Many Worlds Hypothesis - links the very large in Cosmology to the very small in Quantum Mechanics. Quantum mechanics appears to suggest that new universes can spontaneously emerge out of the random quantum flux in the 'void' - as there are many ways for something and only a single nothingness.  What survives from this random flux being what 'works' which then self perpetuates and 'survives' - very akin to evolution!  A probability driven reality?  Physicists now postulate that multiple universes can spontaneously appear anywhere creating many parallel universes - some suggest that our Big Bang was just such an event in a parent universe rather than from a void!  This 'Quantum Cosmology' postulates many multiple and complexly branching parallel universes. What works survives so eventually all plausible worlds that can exist will come into existence ie the Principle of Fecundity.  But this leads to the existence of many inconsistent worlds and many paradoxes if all worlds exist - the Russell Paradox.   Paul Davis has pointed out that there is no evidence or possibility at present to test for multiple realities and universes so these musings at present are no better than the God Hypothesis in moving our understanding forward on the mystery of existence!

Emergence of Consciousness - the Mind Brain Divide!  Advances in neurology and brain scanning using imaging tools such as MRI are revealing how our brains work.  Tononi and others are developing theories of  consciousness linked to complex hierarchies of inter locking feedback loops that happen at many levels in our brains and bodies.  Parallel to these developments work at developing artificial intelligence in computers and robots is providing further insights into how consciousness might emerge from complex systems.  The new science of consciousness is highly multidisciplinary.  A fierce debate continues between materialists who argue that the mind and consciousness is an emergent property of physical processes in the organic brain, versus the dualists such as Popper and Eccles who argue that mind stuff and consciousness require something else such as ‘qualia' to be conscious which are independent of the physical brain.  Materialists such as Tononi and Dennett argue that consciousness could emerge in non brains given enough complexity whilst the Dualists argue that this is not possible as there is an ethereal quality that is required.  As with most arguments with entrenched positions I suspect that we will eventually find that both are half right with consciousness requiring much more than ‘just a brain’?

Maths to Matter - It from Bit!   Many thinkers are grappling with the link between pure maths to physical laws, addressing the issue of how maths controls reality - Maths to Matter.   There are several variants on this with most building on our current knowledge of computational technology and postulating whether given enough computing power and the correct mathematical description of reality the whole universe could be simulated in a giant computer.

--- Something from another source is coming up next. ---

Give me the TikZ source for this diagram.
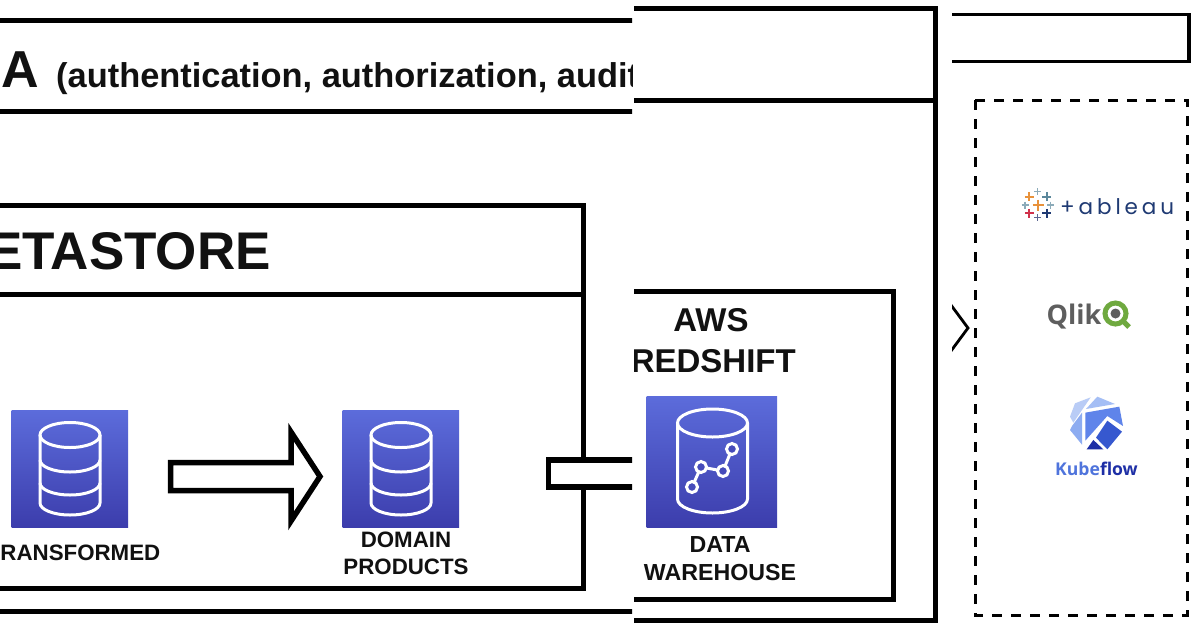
\documentclass[tikz,border=0pt]{standalone}
\usepackage{fontspec}
\setmainfont{Liberation Sans}
\newfontfamily\tabfont[LetterSpace=18]{Poppins}
\newfontfamily\logofont{Open Sans}
\definecolor{iconTop}{HTML}{5C6CDB}
\definecolor{iconBot}{HTML}{3C3DAC}
\definecolor{ink}{HTML}{111111}
\definecolor{tabNavy}{HTML}{1F3A73}
\definecolor{tabOrange}{HTML}{E8923B}
\definecolor{tabSteel}{HTML}{5B879B}
\definecolor{tabRed}{HTML}{D0324A}
\definecolor{tabSlate}{HTML}{5C6692}
\definecolor{qlikGreen}{HTML}{6FA93F}
\definecolor{qlikGrey}{HTML}{5E5E5E}
\definecolor{kfA}{HTML}{B9CCF6}
\definecolor{kfB}{HTML}{A4BEF5}
\definecolor{kfC}{HTML}{5F84EA}
\definecolor{kfD}{HTML}{8DACF1}
\definecolor{kfE}{HTML}{3658CF}
\definecolor{kfF}{HTML}{1E2FA6}
\definecolor{kfBlue}{HTML}{4F74DC}
\tikzset{
  frame/.style={line width=5pt,draw=black,line join=miter},
  thinframe/.style={line width=3.4pt,draw=black,line join=miter},
  blockarrow/.style={line width=5.5pt,draw=black,fill=white,line join=miter},
  icon/.style={draw=none,top color=iconTop,bottom color=iconBot},
  iconline/.style={draw=white,line width=3pt},
  lab/.style={font=\bfseries\fontsize{22.3}{24}\selectfont,text=ink,inner sep=0pt,anchor=base},
  labw/.style={font=\bfseries\fontsize{23.2}{25}\selectfont,text=ink,inner sep=0pt,anchor=base},
  dbicon/.pic={
    \draw[iconline] (-30,-2) -- (-30,66) arc[start angle=180,end angle=0,x radius=30,y radius=12] -- (30,-2);
    \draw[iconline] (0,-2) ellipse[x radius=30,y radius=12.5];
    \draw[iconline] (-30,23) arc[start angle=180,end angle=0,x radius=30,y radius=12];
    \draw[iconline] (-30,46) arc[start angle=180,end angle=0,x radius=30,y radius=12];
  }
}
\newcommand{\tabcross}[4]{\draw[#4,line width=#3pt] (#1-#3*2.5,#2) -- (#1+#3*2.5,#2) (#1,#2-#3*2.5) -- (#1,#2+#3*2.5);}
\begin{document}
\begin{tikzpicture}[x=1pt,y=-1pt]
\useasboundingbox (0,0) rectangle (1200,630);
\fill[white] (0,0) rectangle (1200,630);

% ---- left panel
\begin{scope}
\clip (0,0) rectangle (632,630);
\draw[frame] (-10,20) -- (640,20);
\draw[frame] (-10,111) -- (640,111);
\draw[frame] (-10,611) -- (640,611);
\node[inner sep=0pt,anchor=base west,font=\bfseries\fontsize{52}{54}\selectfont,text=ink] (aaa) at (1,87) {A};
\node[inner sep=0pt,anchor=base west,font=\bfseries\fontsize{34.4}{38}\selectfont,text=ink] (aaatext) at (56,87) {(authentication, authorization, audit};
\draw[frame] (-10,205) -- (583,205) -- (583,588) -- (-10,588);
\draw[frame] (-10,294.5) -- (583,294.5);
\node[inner sep=0pt,anchor=base east,font=\bfseries\fontsize{53}{58}\selectfont,text=ink] (meta) at (271,269) {ETASTORE};
\shade[icon] (11.5,410) rectangle (128,527);
\pic at (70,437) {dbicon};
\shade[icon] (342.5,410) rectangle (459,527);
\pic at (401,437) {dbicon};
\node[lab,anchor=base east] (transformed) at (160.5,560) {RANSFORMED};
\node[lab] (domain) at (406,547) {DOMAIN};
\node[lab] (products) at (406,574) {PRODUCTS};
\draw[blockarrow] (170.5,462.5) -- (291,462.5) -- (291,432) -- (320,476.5) -- (291,521) -- (291,490.5) -- (170.5,490.5) -- cycle;
\draw[blockarrow] (660,460) -- (548.5,460) -- (548.5,487) -- (660,487);
\end{scope}

% ---- middle panel
\begin{scope}
\clip (634,0) rectangle (950,630);
\draw[frame] (620,8) -- (935,8) -- (935,620) -- (620,620);
\draw[frame] (620,100.5) -- (935,100.5);
\draw[frame] (620,291.5) -- (893,291.5) -- (893,599.5) -- (620,599.5);
\node[inner sep=0pt,anchor=base,font=\bfseries\fontsize{33}{36}\selectfont,text=ink] (aws) at (711,331) {AWS};
\node[inner sep=0pt,anchor=base east,font=\bfseries\fontsize{33}{36}\selectfont,text=ink] (redshift) at (796,372) {REDSHIFT};
\shade[icon] (646.5,396) rectangle (777,527);
\draw[iconline] (677.5,423) -- (677.5,499) arc[start angle=180,end angle=0,x radius=35,y radius=14] -- (747.5,423);
\draw[iconline] (712.5,423) ellipse[x radius=35,y radius=14];
\coordinate (p1) at (692,487);
\coordinate (p2) at (701,467);
\coordinate (p3) at (723,471);
\coordinate (p4) at (732,449);
\draw[iconline] (p1) -- (p2) -- (p3) -- (p4);
\foreach \p in {p1,p2,p3,p4} \draw[iconline,fill=iconBot!70!iconTop] (\p) circle[radius=5.5];
\node[labw] (data) at (720,552.5) {DATA};
\node[labw] (warehouse) at (720,580) {WAREHOUSE};
\end{scope}

% ---- right panel
\begin{scope}
\clip (952,0) rectangle (1200,630);
\draw[thinframe] (940,14.5) -- (1189,14.5) -- (1189,61.5) -- (940,61.5);
\draw[line width=2.8pt,draw=black,line join=miter] (948,301) -- (968,328) -- (948,355);
\end{scope}
\draw[line width=3pt,dash pattern=on 10pt off 9pt,draw=black] (975,100) rectangle (1187,615);

% ---- tableau
\tabcross{1038.3}{205}{2.2}{tabOrange}
\tabcross{1029.3}{196.7}{1.8}{tabOrange}
\tabcross{1046.7}{196.7}{1.8}{tabSteel}
\tabcross{1029.3}{213.3}{1.8}{tabRed}
\tabcross{1046.7}{213.3}{1.8}{tabNavy}
\tabcross{1037.7}{191.7}{1.4}{tabSteel!70!white}
\tabcross{1025}{205}{1.4}{tabSteel!70!white}
\tabcross{1050.7}{205}{1.4}{tabSteel!70!white}
\tabcross{1037.7}{217.7}{1.4}{tabSlate}
\node[inner sep=0pt,anchor=base west,text=tabNavy,font=\tabfont\fontsize{21.5}{24}\selectfont] (tableau) at (1060,214) {+ableau};

% ---- qlik
\node[inner sep=0pt,anchor=base west,text=qlikGrey,font=\logofont\bfseries\fontsize{27}{30}\selectfont] (qlik) at (1046.5,324.5) {Qlik};
\draw[qlikGreen,line width=5pt] (1115.5,313.5) circle[radius=10.5];
\draw[qlikGreen,line width=5pt] (1122,320) -- (1129,327);
\fill[qlikGrey] (1115.5,313.5) circle[radius=5];

% ---- kubeflow
\begin{scope}[shift={(1020,290)},x=0.3333pt,y=-0.3333pt]
\fill[kfA] (165,340) -- (212,322) -- (160,398) -- (150,380) -- cycle;
\fill[kfB] (232,320) -- (285,342) -- (198,357) -- cycle;
\fill[kfC] (196,368) -- (298,350) -- (309,408) -- (262,378) -- (196,452) -- cycle;
\fill[kfD] (186,368) -- (186,464) -- (150,420) -- (156,408) -- cycle;
\fill[kfE] (262,392) -- (306,425) -- (262,478) -- (228,443) -- cycle;
\fill[kfF] (220,450) -- (250,478) -- (200,478) -- cycle;
\end{scope}
\node[inner sep=0pt,anchor=base,font=\logofont\bfseries\fontsize{17.6}{20}\selectfont] (kubeflow) at (1096.5,475) {\textcolor{kfBlue}{Kube}\textcolor{kfF}{flow}};
\end{tikzpicture}
\end{document}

Others take an alternative approach by developing novel maths to describe the action of a 'Selector' operating on reality.

In his book Fabric of Reality David Deutch argues that we could be living in a simulation within an Ultimate Universal Reality machine, a quantum Turing Machine.  John Archibald concluded that the world ' is a a flux of pure difference... a summation of information states with no underlying substance - the 'It from Bit'.  But again these types of explanations are still highly ontological suffering from a severe case of the 'circular problem' .  What and where is the world where these ultimate simulations are running?!  Holt based on an approach developed by Parfitt develops a logical argument with two levels of self selecting 'Meta Selectors'.  His model demonstrates that reality must be either mediocre or average depending on whether you assume the meta selector is 'Simplicity' or 'Fullness' respectively ie just like the bloody messed up universe we actually experience - a messy mediocre indifferent average world in an imperfect universe …. or our existence is one of many worlds of infinite mediocrity ……. ad infinitum!

A lot of this thinking derives from advances in AI and Computing and as a result is modelling reality and existence in a very mechanical linear rule driven way, side stepping such issues as the apparent complete contingency of existence - these models look suspiciously like an engineers views of the universe, building on concepts from their favourite science fiction films. 

Panpsychism - some thinkers combine the above concepts together to postulate that as the brain is made up of matter with consciousness emerging when enough complexity has evolved, so given an infinite universe and enough time or given an infinite number of universes then consciousness must pervade the universe and reality because consciousness will spontaneously emerge anywhere, with or without a body.  These disembodied ephemeral consciousnesses would exist for varying lengths of time but how would they interact or let us know they exist if they had no physical form?Roger Searle states this is a case of 'reductio as absurdum', and taking us back to the realms of the ethereal spirit world.  But is Panpsychism anymore esoteric than that we are living in a simulated world or one of many infinitely possible worlds?

Last Words
All the above debates suffer from severe inconsistency problems, and from the ever present circular problem . As Paul Davies has pointed out - how on earth (literally) will we ever be able to test any of the above thinking empirically?  I end with the expressions coined by recent thinkers on the mystery of existence -  the ‘Riddle of Being’, the Abyss, ‘Deep Incomprehensibilities’, a ‘Hole at the Centre of Our Being’ (Satre), the agony of human existence (Woody Allen)………need I say more?